In Chile, popular movements opposed to the dictatorial regime initially supported “all forms of struggle”, including violence. However, by 1986, the opposition had transformed and broadened its tent to build a “homeland for all”, with a focus on nonviolent civil action.

Similarly, in Ghana, the leader of the opposition party insisted on participating in the 1996 election, without a clear path to electoral victory, and spawned a largely non-violent civil society movement. It was not until the 2000 elections that Ghana underwent a peaceful transfer of power through the ballot box and that initiated democratic consolidation in the country.


In many respects, Armenia is in a better position than many other nations attempting democratic transitions. In contrast to democratic movements that formed against military dictatorships in South America, or those of Portugal and Spain in the 1970s, Armenia’s movement follows a relatively long period of gradual liberalisation occurring against a broader backdrop of semi-authoritarianism.

The events in Armenia are an instructive example of how a “little bit of democracy” is ultimately an oxymoron, in both language and practice.

The Armenian movement is perhaps more similar to that of Hungary in the 1980s than to those of Georgia or Ukraine in this century: It is distinctly non-geopolitical, with its leaders explicitly dissociating themselves from larger global powers, and appears to be fundamentally grassroots and organic.

The Armenian movement has unfolded within the constitutional parameters of the state without challenging the state’s foundations. This is ultimately both a tactical advantage for the movement and a long-term gain for Armenian statehood: rather than starting from scratch, a daunting task in a geopolitically charged and highly authoritarian neighbourhood, the focus is on restructuring and reforming, rather than rebuilding the entire constitutional system.

The existing schism between the civil and political realms is an impediment for translating the will of the people on the streets today into institutional outcomes in the parliament tomorrow.


Democratic transitions are inherently multi-level processes. They involve civil society, political society, rule of law, state apparatus, and economic society. Armenia’s foundations for a successful transition and a democratic consolidation are, perhaps surprisingly, strong.

As evident in the success of the large-scale civil disobedience movement, the country possesses significant capacities in its civil society. Its administrative state remains functional as well. Market-based economic institutions are evolved and intact, albeit dominated by oligarchic interests and large businesses.

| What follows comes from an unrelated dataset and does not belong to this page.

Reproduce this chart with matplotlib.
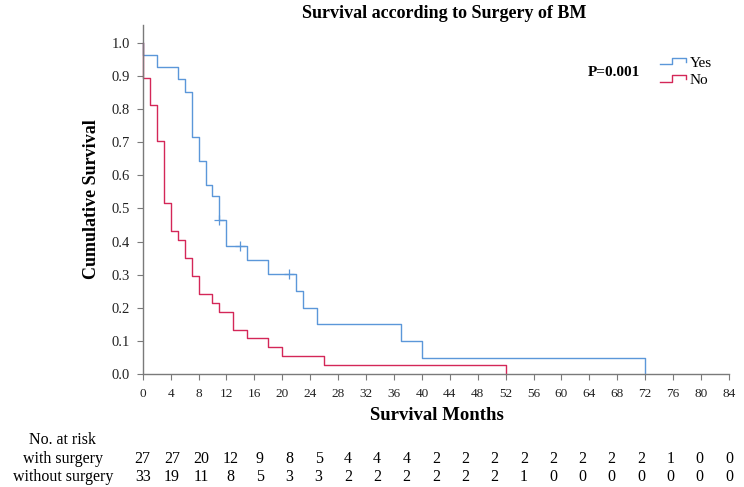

The rule of law, while arbitrarily applied, at least has created the basic expectation among the populace of the need and value of constitutional adherence. It is in the arena of political society, defined as free and inclusive electoral contests, where Armenia has lagged since independence. Electoral fraud and reliance on administrative resources to control ballot outcomes have, over the years, crippled trust between society and the government.

And it is on this area of societal trust that the current movement would do well to focus. The existing schism between the civil and political realms is an impediment for translating the will of the people on the streets today into institutional outcomes in parliament tomorrow.

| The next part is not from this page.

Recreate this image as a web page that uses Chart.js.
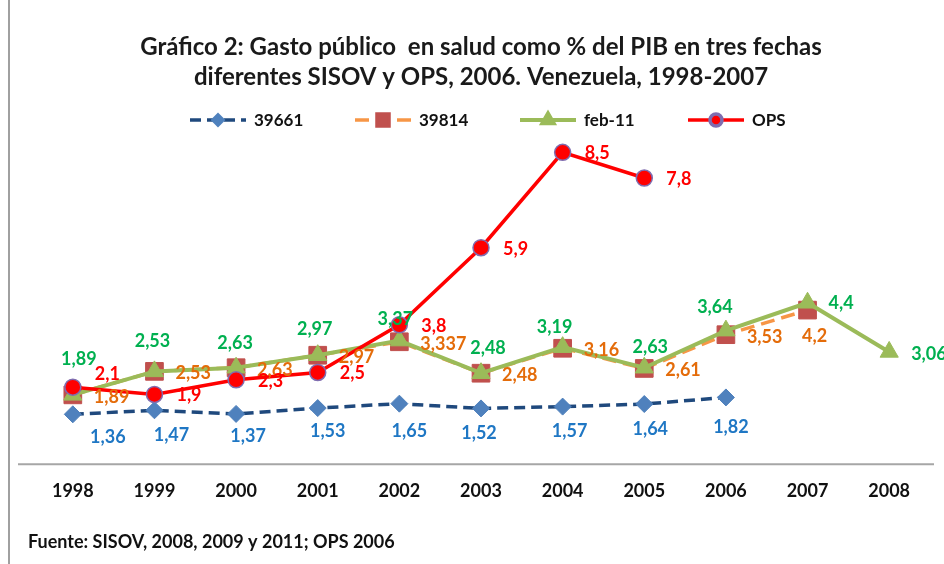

Pashinyan, the opposition movement’s leader, has been deftly striving to build public solidarity and reject the notion of political vendetta. These are the right tones to strike in any movement that endeavours to advance popular protest to democratic consolidation.

Risks and rewards moving forward

As highlighted by researchers who study such events throughout history, many mass civil movements have toppled non-democratic regimes, but if left alone, it has been remarkably difficult for them to produce democratic transitions and consolidations.

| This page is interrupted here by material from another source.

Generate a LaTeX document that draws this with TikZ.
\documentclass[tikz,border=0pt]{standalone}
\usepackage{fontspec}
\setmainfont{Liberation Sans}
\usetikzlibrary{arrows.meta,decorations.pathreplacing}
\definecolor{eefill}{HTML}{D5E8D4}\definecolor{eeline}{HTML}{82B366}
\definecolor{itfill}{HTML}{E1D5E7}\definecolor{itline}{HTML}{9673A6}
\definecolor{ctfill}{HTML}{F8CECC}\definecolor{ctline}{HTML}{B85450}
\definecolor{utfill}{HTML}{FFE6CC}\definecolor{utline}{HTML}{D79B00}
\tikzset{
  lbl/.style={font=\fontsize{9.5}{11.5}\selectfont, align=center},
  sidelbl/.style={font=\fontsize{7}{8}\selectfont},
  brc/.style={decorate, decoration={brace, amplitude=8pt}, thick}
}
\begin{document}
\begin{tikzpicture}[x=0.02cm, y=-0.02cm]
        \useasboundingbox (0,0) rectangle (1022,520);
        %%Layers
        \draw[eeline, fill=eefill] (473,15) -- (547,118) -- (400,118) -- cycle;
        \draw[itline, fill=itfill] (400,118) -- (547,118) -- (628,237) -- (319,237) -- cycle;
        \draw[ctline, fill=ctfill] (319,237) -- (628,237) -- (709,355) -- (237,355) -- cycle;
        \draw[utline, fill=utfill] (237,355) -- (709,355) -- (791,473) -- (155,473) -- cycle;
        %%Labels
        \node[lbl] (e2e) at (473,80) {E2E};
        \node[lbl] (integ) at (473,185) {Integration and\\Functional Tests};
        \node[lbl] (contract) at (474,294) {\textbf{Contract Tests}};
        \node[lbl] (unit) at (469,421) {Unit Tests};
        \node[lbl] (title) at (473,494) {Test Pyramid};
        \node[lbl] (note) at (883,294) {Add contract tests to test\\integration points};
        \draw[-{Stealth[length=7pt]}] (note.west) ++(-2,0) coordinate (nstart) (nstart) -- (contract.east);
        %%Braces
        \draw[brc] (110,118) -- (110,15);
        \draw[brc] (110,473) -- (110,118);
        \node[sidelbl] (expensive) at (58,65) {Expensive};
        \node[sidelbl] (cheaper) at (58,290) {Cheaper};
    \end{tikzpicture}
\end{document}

For successful outcomes, the complementarity of civil society with the political society of the state is necessary. Parties, elections, electoral rules, political leadership, alliances and legislatures are needed to translate democratic energy from the streets into the formal political institutions of the state. Simply put, the people may have done their part, but invariably the time comes for the politicians to exercise their skills in negotiation, compromise and alliance building.

In Armenia, under continued public pressure from the streets, the clock is ticking for politicians.


For the longer term, any new government in Armenia will need to produce and present a clear democratic dividend to the population. Brought to power on a wave of economic discontent, the new government will be under pressure to deliver quickly.

Working through broad coalitions of political parties, in partnership with civil society, will be essential towards managing expectations and reforming the institutions of the rule of law.

Consensus-based governance in parliament will be needed to evaluate potential reforms to the existing constitution which, while functional and in some ways progressive, does not sufficiently preclude means by which democratic and anti-authoritarian gains may be rolled back in the future.

Armenia’s much-contested and newly minted parliamentary system offers tools to accommodate a Republican Party that will invariably see its near-term political fortunes decline. Democratic consolidation will succeed only if power transitions occur through the ballot box, with votes conducted with unimpeachable electoral integrity. Losers need to know they can both gain and lose power through elections.

The civil movement was in many ways not about Sargsyan, nor should it be about Pashinyan. It is about an eroded social trust between the government and its people. This can be repaired by a clean vote, peaceful transfers of power, and a constructive and healthy push-and-pull between a perpetually active civil society and legitimate political forces, for years to come.

The views expressed in this article are the author’s own and do not necessarily reflect Al Jazeera’s editorial stance.